Briefly the land changes again and we pass through an area of boggy, rushy fields, the signs of poor drainage and even poorer yields.  Before that we slowly cross the narrow viaduct sheltering a pretty unique pub, Jack Meade’s Under The Bridge.  Nestling under the arches of the bridge there is a centuries old pub where the discerning traveller can enjoy traditional food accompanied by traditional music enhanced by the fragrance of traditional turf.  In winter the open fires are warm and welcoming.  In summer the crowds, especially at the weekends, overspill along the length of a little nearby stream.  Children enjoy the playground, adults the outdoor bar-b-q’s and the music, ranging from Saturday Blues to Sunday Jazz.  Signs along the river warn that it is prone to tidal surges causing levels to rise and even the current flows at times in a contrary fashion.  Such are the dips and folds of the landscape, allied now with an abundance of magnificently mature trees that any sense of being near the sea is only displayed in these signs by the little river.  Yet the great estuary is now only a mere few miles away.

Almost bursting through a tunnel of overhanging foliage the bus quite suddenly brings us to a first view of the Nore, the Suir and the Barrow joined together in their last push for the sea, by Hook or by Crook.  In Irish it is known evocatively as “cumar na dtrí uisce”, the confluence of the three waters.  Across the wide river lies the Wexford shore where the trail will bring me in time to my initial major landmark, the old lighthouse at Hook Head.  Yet I must also remember that the great anticipated landmarks are not always the highlights of a journey, it is often the minor key which reverberates longest and it is good to be open to these and to their noticing.

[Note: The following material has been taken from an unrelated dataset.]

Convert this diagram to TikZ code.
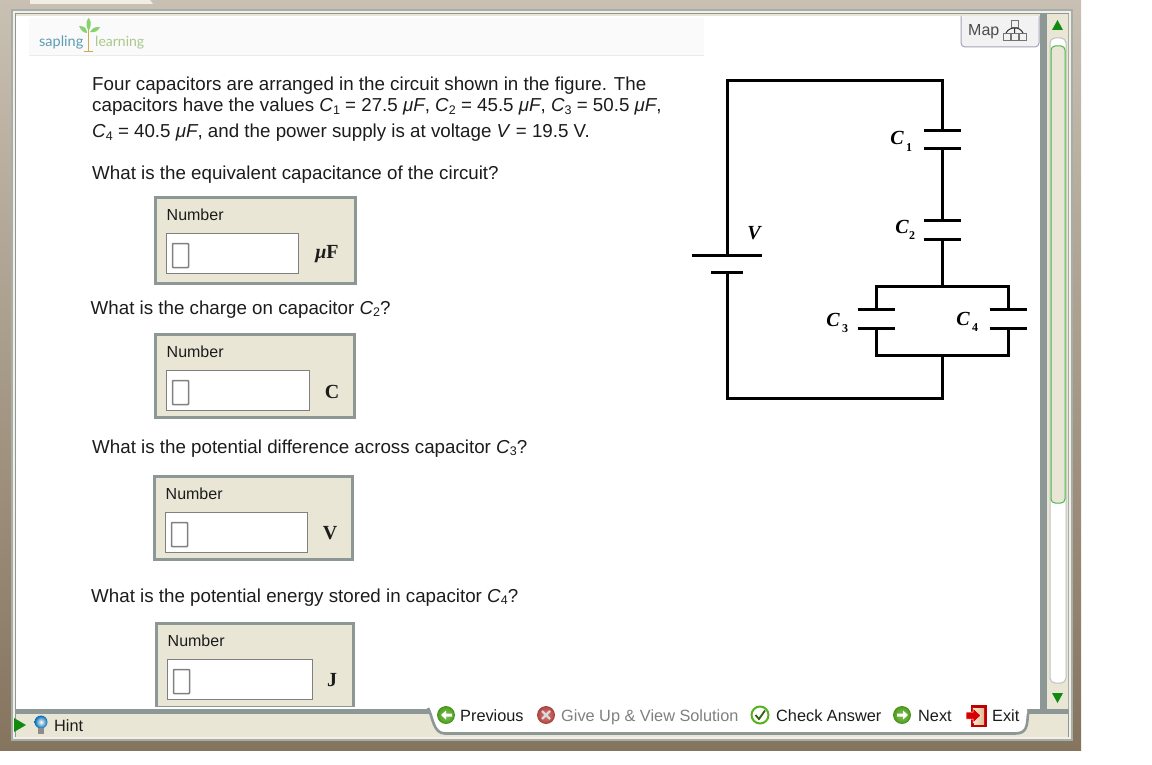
\documentclass[tikz,border=0pt]{standalone}
\usepackage{fontspec}
\setmainfont{Liberation Sans}
\newfontfamily\unitfont{Liberation Serif}
\newfontfamily\logofont{Lato}
\usetikzlibrary{calc}
\definecolor{panelbeige}{HTML}{E9E6D6}
\definecolor{panelgray}{HTML}{8D9896}
\definecolor{fieldgray}{HTML}{808080}
\definecolor{framegray}{HTML}{A7ADA9}
\definecolor{frametop}{HTML}{C8C0B2}
\definecolor{framebot}{HTML}{85745E}
\definecolor{arrowgreen}{HTML}{108A10}
\definecolor{iconred}{HTML}{C8504C}
\definecolor{icongreen}{HTML}{58B020}
\definecolor{logoblue}{HTML}{5B9DB5}
\definecolor{logogreen}{HTML}{A9C78A}
\definecolor{textblack}{HTML}{1C1C1C}
\newcommand{\capsym}[1]{\textit{C}\raisebox{-.3ex}{\fontsize{12.5}{12}\selectfont #1}}
\newcommand{\farad}{\textit{μF}}
\tikzset{
    wire/.style={line width=3pt, black},
    plate/.style={line width=3pt, black},
    body/.style={font=\fontsize{18.75}{18}\selectfont, text=textblack, anchor=base west, inner sep=0pt},
    barlabel/.style={font=\fontsize{16.3}{16}\selectfont, text=textblack, anchor=base west, inner sep=0pt},
    panelbox/.style={draw=panelgray, line width=3pt, fill=panelbeige, anchor=north west, inner sep=0pt, outer sep=0pt},
    fieldbox/.style={draw=fieldgray, line width=1.5pt, fill=white, anchor=north west, inner sep=0pt, outer sep=0pt},
    caretbox/.style={draw=fieldgray, line width=1.5pt, fill=white, anchor=north west, inner sep=0pt, outer sep=0pt,
        minimum width=16pt, minimum height=24pt, rounded corners=.8pt},
    unitlabel/.style={font=\unitfont\bfseries\fontsize{20}{20}\selectfont, text=textblack, inner sep=0pt},
    circlabel/.style={font=\unitfont\bfseries\itshape\fontsize{20}{20}\selectfont, inner sep=0pt},
    sublabel/.style={font=\unitfont\bfseries\fontsize{12}{12}\selectfont, inner sep=0pt},
    roundicon/.style={circle, minimum size=17pt, inner sep=0pt, draw=#1!80!black, line width=.8pt,
        inner color=#1!75!white, outer color=#1!90!black},
}
\begin{document}
\begin{tikzpicture}[x=1pt,y=-1pt]
\useasboundingbox (0,0) rectangle (1152,765);
% window frame
\fill[top color=frametop, bottom color=framebot] (0,0) rectangle (1081,750);
\fill[panelbeige!70!white] (30,0) -- (150,0) -- (153,4) -- (30,4) -- cycle;
\fill[framegray] (11,9) rectangle (1073,741);
\fill[panelbeige!60!white] (13,11) rectangle (1071,739);
\fill[panelgray] (15,13) rectangle (1069,737);
\fill[panelbeige] (16,14) rectangle (1068,737);
\fill[white] (16,16) rectangle (1040,708);
\fill[panelgray] (1040,14) rectangle (1047,714);
% logo strip
\fill[black!2] (29,18) rectangle (704,55);
\draw[black!8] (29,55.5) -- (704,55.5);
\node[font=\logofont\fontsize{14.5}{14}\selectfont, text=logoblue, anchor=base west, inner sep=0pt] (saplingtext) at (39,47) {sapling};
\node[font=\logofont\fontsize{14}{14}\selectfont, text=logogreen, anchor=base west, inner sep=0pt] (learningtext) at (95,47) {learning};
\draw[logogreen!60!orange, line width=1.5pt] (88.5,30) -- (88.5,51) (84,51.5) -- (93,51.5);
\fill[logogreen!80!green] (88.5,31) .. controls (84,21) and (88,20) .. (88.5,18) .. controls (90,20) and (93,23) .. (88.5,31) -- cycle;
\fill[logogreen!80!green] (87,33) .. controls (83,33) and (81,30) .. (79,26) .. controls (84,26) and (87,28) .. (87,33) -- cycle;
\fill[logogreen!80!green] (90,32) .. controls (93,27) and (96,27) .. (100,27) .. controls (98,31) and (95,33) .. (90,32) -- cycle;
% question text
\node[body] (introa) at (92,90.5) {Four capacitors are arranged in the circuit shown in the figure. The};
\node[body] (introb) at (92,111.5) {capacitors have the values \capsym{1} = 27.5 \farad, \capsym{2} = 45.5 \farad, \capsym{3} = 50.5 \farad,};
\node[body] (introc) at (92,137.5) {\capsym{4} = 40.5 \farad, and the power supply is at voltage \textit{V} = 19.5 V.};
\node[body] (querya) at (92,179) {What is the equivalent capacitance of the circuit?};
\node[body] (queryb) at (90.5,314) {What is the charge on capacitor \capsym{2}?};
\node[body] (queryc) at (92,453) {What is the potential difference across capacitor \capsym{3}?};
\node[body] (queryd) at (91,602) {What is the potential energy stored in capacitor \capsym{4}?};
% answer panels
\foreach \n/\px/\py/\pw/\ph/\fw/\ux/\unit in {
    a/155.5/197.5/200/86/132/327/{{\itshape μ}F},
    b/155.5/334.5/199/83/143/332/C,
    c/154.5/476.5/198/83/142/330/V,
    d/156.5/623.5/197/84/145/332/J}{
    \node[panelbox, minimum width=\pw pt, minimum height=\ph pt] (panel\n) at (\px,\py) {};
    \node[barlabel, font=\fontsize{16}{16}\selectfont] (number\n) at (\px+11,\py+23) {Number};
    \node[fieldbox, minimum width=\fw pt, minimum height=40pt] (field\n) at (\px+11,\py+36) {};
    \node[caretbox] (caret\n) at (\px+17,\py+46) {};
    \node[unitlabel] (unit\n) at (\ux,\py+57) {\unit};
}
% circuit
\coordinate (tl) at (727,81);
\coordinate (tr) at (942,81);
\coordinate (bl) at (727,398);
\coordinate (br) at (942,398);
\coordinate (batlong) at (727,255);
\coordinate (batshort) at (727,272);
\coordinate (c1a) at (942,131);
\coordinate (c1b) at (942,149);
\coordinate (c2a) at (942,220);
\coordinate (c2b) at (942,239);
\coordinate (jtop) at (942,286);
\coordinate (jbot) at (942,355);
\coordinate (jtl) at (876,286);
\coordinate (jtr) at (1008,286);
\coordinate (jbl) at (876,355);
\coordinate (jbr) at (1008,355);
\coordinate (c3a) at (876,309);
\coordinate (c3b) at (876,328);
\coordinate (c4a) at (1008,309);
\coordinate (c4b) at (1008,328);
\draw[wire] (batlong) -- (tl) -- (tr) -- (c1a);
\draw[wire] (c1b) -- (c2a);
\draw[wire] (c2b) -- (jtop);
\draw[wire] (c3a) -- (jtl) -- (jtr) -- (c4a);
\draw[wire] (c3b) -- (jbl) -- (jbr) -- (c4b);
\draw[wire] (jbot) -- (br) -- (bl) -- (batshort);
\foreach \c in {c1a,c1b,c2a,c2b,c3a,c3b,c4a,c4b}
    \draw[plate] ($(\c)+(-18.5,0)$) -- ($(\c)+(18.5,0)$);
\draw[plate] ($(batlong)+(-35,0)$) -- ($(batlong)+(35,0)$);
\draw[plate] ($(batshort)+(-16,0)$) -- ($(batshort)+(16,0)$);
\node[circlabel] (labv) at (754,233) {V};
\foreach \n/\lx/\ly/\sx/\sy in {1/897/138/909/148, 2/902/227/912/236, 3/833/320/845/329, 4/963/319/975/328}{
    \node[circlabel] (labc\n) at (\lx,\ly) {C};
    \node[sublabel] (subc\n) at (\sx,\sy) {\n};
}
% map tab
\fill[blue!4!black!5, rounded corners=4pt] (961,16) -- (961,47) -- (1039,47) -- (1039,16) -- cycle;
\draw[black!25!blue!20!gray!60, line width=1pt, rounded corners=4pt]
    (961,16) -- (961,47) -- (1039,47) -- (1039,16);
\node[barlabel, font=\fontsize{16}{16}\selectfont, text=black!70] (maptext) at (968,36) {Map};
\foreach \bx in {1003,1011,1019}
    \draw[black!55, line width=.8pt] (\bx,33.5) rectangle (\bx+7,40.5);
\draw[black!55, line width=.8pt] (1011,20) rectangle (1018,27);
\draw[black!80, line width=1pt] (1006,33) .. controls (1008,29) and (1012,28) .. (1014.5,28) .. controls (1018,28) and (1021,29) .. (1023,33) (1014.5,28) -- (1014.5,33);
% scrollbar
\fill[framegray] (1068,14) rectangle (1069,714);
\fill[white, draw=black!25, line width=1pt, rounded corners=5pt] (1050,38) rectangle (1066,683);
\fill[panelbeige, draw=green!45!gray, line width=1pt, rounded corners=4pt] (1051,46) rectangle (1065,503);
\fill[arrowgreen] (1057.5,20) -- (1052,30) -- (1063,30) -- cycle;
\fill[arrowgreen] (1057.5,703) -- (1052,693) -- (1063,693) -- cycle;
% bottom bar
\fill[panelbeige] (16,714) rectangle (1068,737);
\fill[panelgray] (16,708.5) rectangle (1069,714);
\fill[white] (16,707) rectangle (1040,708.5);
\fill[white] (427,706) .. controls (432,716) and (432,732) .. (445,732) -- (1015,732) .. controls (1026,732) and (1026,726) .. (1027,714) -- (1027,706) -- cycle;
\draw[panelgray, line width=2.6pt] (428,708) .. controls (433,717) and (433,733.5) .. (445,733.5) -- (1015,733.5) .. controls (1027,733.5) and (1027,726) .. (1028,714);
\draw[panelbeige!60!white, line width=1pt] (16,738) -- (1068,738);
% toolbar
\node[roundicon=icongreen] (iconprev) at (446,715) {};
\fill[white] (441,715) -- (446,710.5) -- (446,713.5) -- (452,713.5) -- (452,716.5) -- (446,716.5) -- (446,719.5) -- cycle;
\node[barlabel] (textprev) at (460,721) {Previous};
\node[roundicon=iconred] (icongiveup) at (546,715) {};
\draw[white!85!black, line width=2.4pt] (542,711) -- (550,719) (550,711) -- (542,719);
\node[barlabel, text=black!50] (textgiveup) at (561,721) {Give Up \& View Solution};
\node[circle, minimum size=17pt, inner sep=0pt, draw=icongreen, line width=2pt, fill=white] (iconcheck) at (760,715) {};
\draw[black!45!icongreen, line width=1.8pt] (755.5,715) -- (759,719) -- (765,710.5);
\node[barlabel] (textcheck) at (776,721) {Check Answer};
\node[roundicon=icongreen] (iconnext) at (902,715) {};
\fill[white] (908,715) -- (903,710.5) -- (903,713.5) -- (897,713.5) -- (897,716.5) -- (903,716.5) -- (903,719.5) -- cycle;
\node[barlabel] (textnext) at (918,721) {Next};
\fill[red!75!black] (971,705) rectangle (987,727);
\shade[left color=orange!20!white, right color=brown!55!white] (974,708) rectangle (984,724);
\fill[red!85!black, draw=white, line width=.5pt] (966,712) -- (973,712) -- (973,708) -- (981,715.5) -- (973,723) -- (973,719) -- (966,719) -- cycle;
\node[barlabel] (textexit) at (992,721) {Exit};
% hint
\fill[arrowgreen] (14,718) -- (26,725) -- (14,732) -- cycle;
\shade[inner color=white, outer color=blue!40!cyan!70!black] (41,722) circle (6.5);
\fill[black!45] (38,728) rectangle (44,734);
\node[barlabel] (texthint) at (54,731) {Hint};
\end{tikzpicture}
\end{document}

As we sweep downhill with a cliff fall on our left between us and the sea the Wexford coast presents herself as a wooded, steep slope dropping to the shore with no trace of habitation or work of human hands.  Now the vista opens and down below the roof tops of Passage East appear.  Grey in various shades and multi-angled they must surely be an artist’s delight.  A slight glance left and the eye catches the ferry crossing from Ballyhack.  There an ancient castle of the Knights Templar stands sentinel over the river route and the handful of houses clustered around a little fishing harbour and the slipway landing for the ferry.

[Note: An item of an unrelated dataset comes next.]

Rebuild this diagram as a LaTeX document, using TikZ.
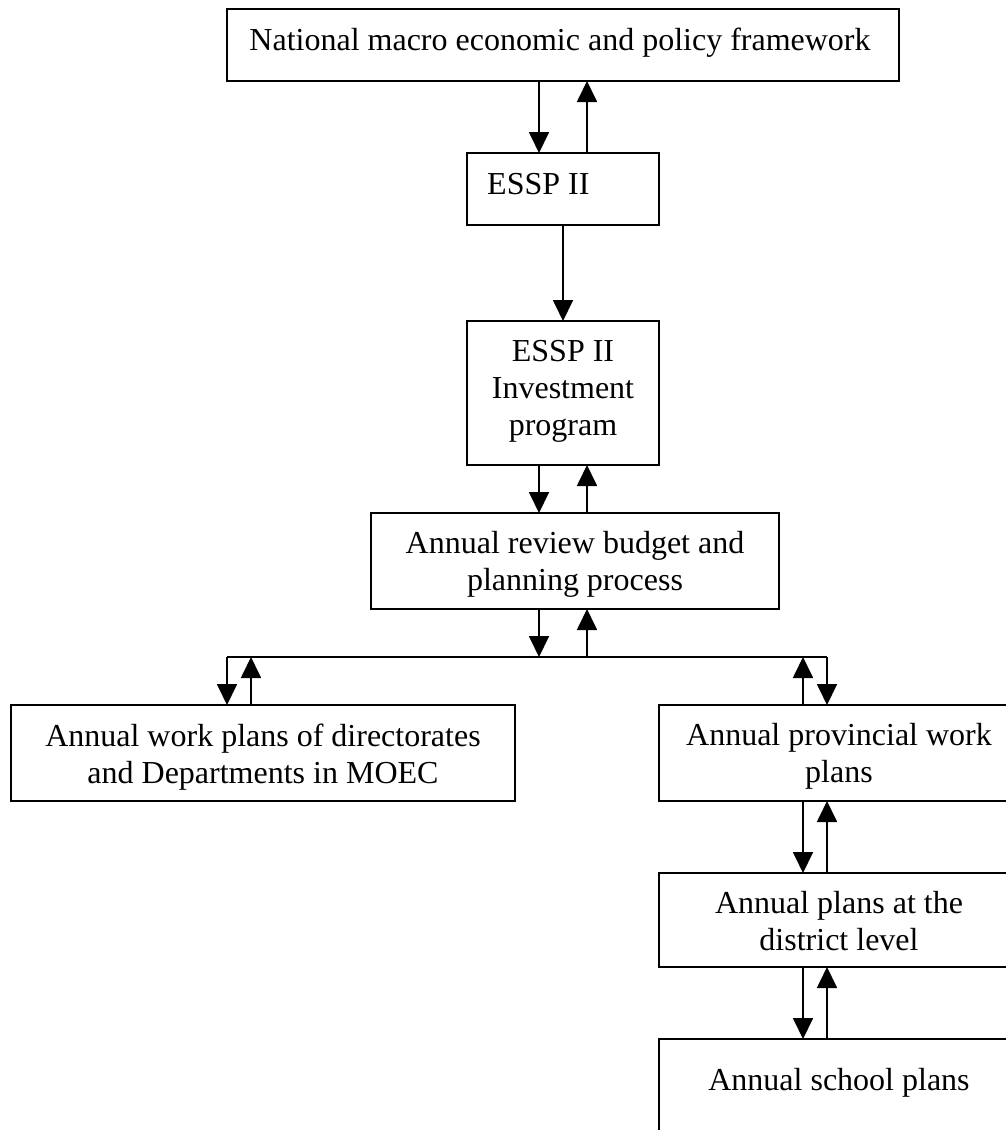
\documentclass[tikz,border=0pt]{standalone}
\usepackage{fontspec}
\setmainfont{Liberation Serif}
\usetikzlibrary{arrows.meta}
\begin{document}
\begin{tikzpicture}[x=1pt,y=-1pt,
  box/.style={draw, line width=1.8pt, anchor=north west, inner sep=0pt, outer sep=0pt},
  txt/.style={anchor=base, align=center, inner sep=0pt, font=\fontsize{32}{37}\selectfont},
  arr/.style={line width=1.8pt, -{Triangle[length=21pt,width=20pt]}},
  ln/.style={line width=1.8pt}]
\useasboundingbox (0,0) rectangle (1006,1130);
\clip (0,0) rectangle (1006,1130);
% columns
\coordinate (cA) at (539,0);
\coordinate (cB) at (587,0);
\coordinate (cC) at (563,0);
\coordinate (cL1) at (227,0);
\coordinate (cL2) at (251,0);
\coordinate (cR1) at (803,0);
\coordinate (cR2) at (827,0);
\coordinate (hl) at (0,657);
% boxes
\node[box, minimum width=672pt, minimum height=72pt] (top) at (227,9) {};
\node[box, minimum width=192pt, minimum height=72pt] (essp) at (467,153) {};
\node[box, minimum width=192pt, minimum height=144pt] (inv) at (467,321) {};
\node[box, minimum width=408pt, minimum height=96pt] (rev) at (371,513) {};
\node[box, minimum width=504pt, minimum height=96pt] (dir) at (11,705) {};
\node[box, minimum width=360pt, minimum height=96pt] (prov) at (659,705) {};
\node[box, minimum width=360pt, minimum height=94pt] (dist) at (659,873) {};
\node[box, minimum width=360pt, minimum height=120pt] (school) at (659,1039) {};
% texts (base anchor = baseline of last line)
\node[txt] (topt) at (560,50) {National macro economic and policy framework};
\node[txt, anchor=base west] (esspt) at (487,194) {ESSP II};
\node[txt] (invt) at (563,435) {ESSP II\\Investment\\program};
\node[txt] (revt) at (575,590) {Annual review budget and\\planning process};
\node[txt] (dirt) at (263,783) {Annual work plans of directorates\\and Departments in MOEC};
\node[txt] (provt) at (839,782) {Annual provincial work\\plans};
\node[txt] (distt) at (839,950) {Annual plans at the\\district level};
\node[txt] (schoolt) at (839,1090) {Annual school plans};
% connectors
\draw[arr] (top.south -| cA) -- (essp.north -| cA);
\draw[arr] (essp.north -| cB) -- (top.south -| cB);
\draw[arr] (essp.south -| cC) -- (inv.north -| cC);
\draw[arr] (inv.south -| cA) -- (rev.north -| cA);
\draw[arr] (rev.north -| cB) -- (inv.south -| cB);
\draw[arr] (rev.south -| cA) -- (hl -| cA);
\draw[arr] (hl -| cB) -- (rev.south -| cB);
\draw[ln] (hl -| cL1) -- (hl -| cR2);
\draw[arr] (hl -| cL1) -- (dir.north -| cL1);
\draw[arr] (dir.north -| cL2) -- (hl -| cL2);
\draw[arr] (prov.north -| cR1) -- (hl -| cR1);
\draw[arr] (hl -| cR2) -- (prov.north -| cR2);
\draw[arr] (prov.south -| cR1) -- (dist.north -| cR1);
\draw[arr] (dist.north -| cR2) -- (prov.south -| cR2);
\draw[arr] (dist.south -| cR1) -- (school.north -| cR1);
\draw[arr] (school.north -| cR2) -- (dist.south -| cR2);
\end{tikzpicture}
\end{document}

As on the Passage side the cliffs around Ballyhack are close to the water, so close that I can see my onward path, cut as a ledge through the rock to take me from Ballyhack to Arthurstown.  As always at this point on the road the little game begins, will the ferry have turned around from Passage before we arrive at the slipway?  The next move in the game is to estimate the number of vehicles visible on deck and thus the ferry’s turnaround time.  No such luck today, a single turn in the road means the ferry is out of sight and the bus enters Passage East.

Exiting in the square, thanking the driver, rearranging my knapsack, breathing in the saltier air I put one foot forward and walk to the ferry.  A few steps take me out of the square, down a side street and along a little quay.  From now on I am truly on my walking journey, free now from trains and buses I walk to the ferry and when we have crossed the wide water I will leave the ferry and walk along the road.  I am content to wait on the quayside and admire all around me while the ferry approaches again from the other side.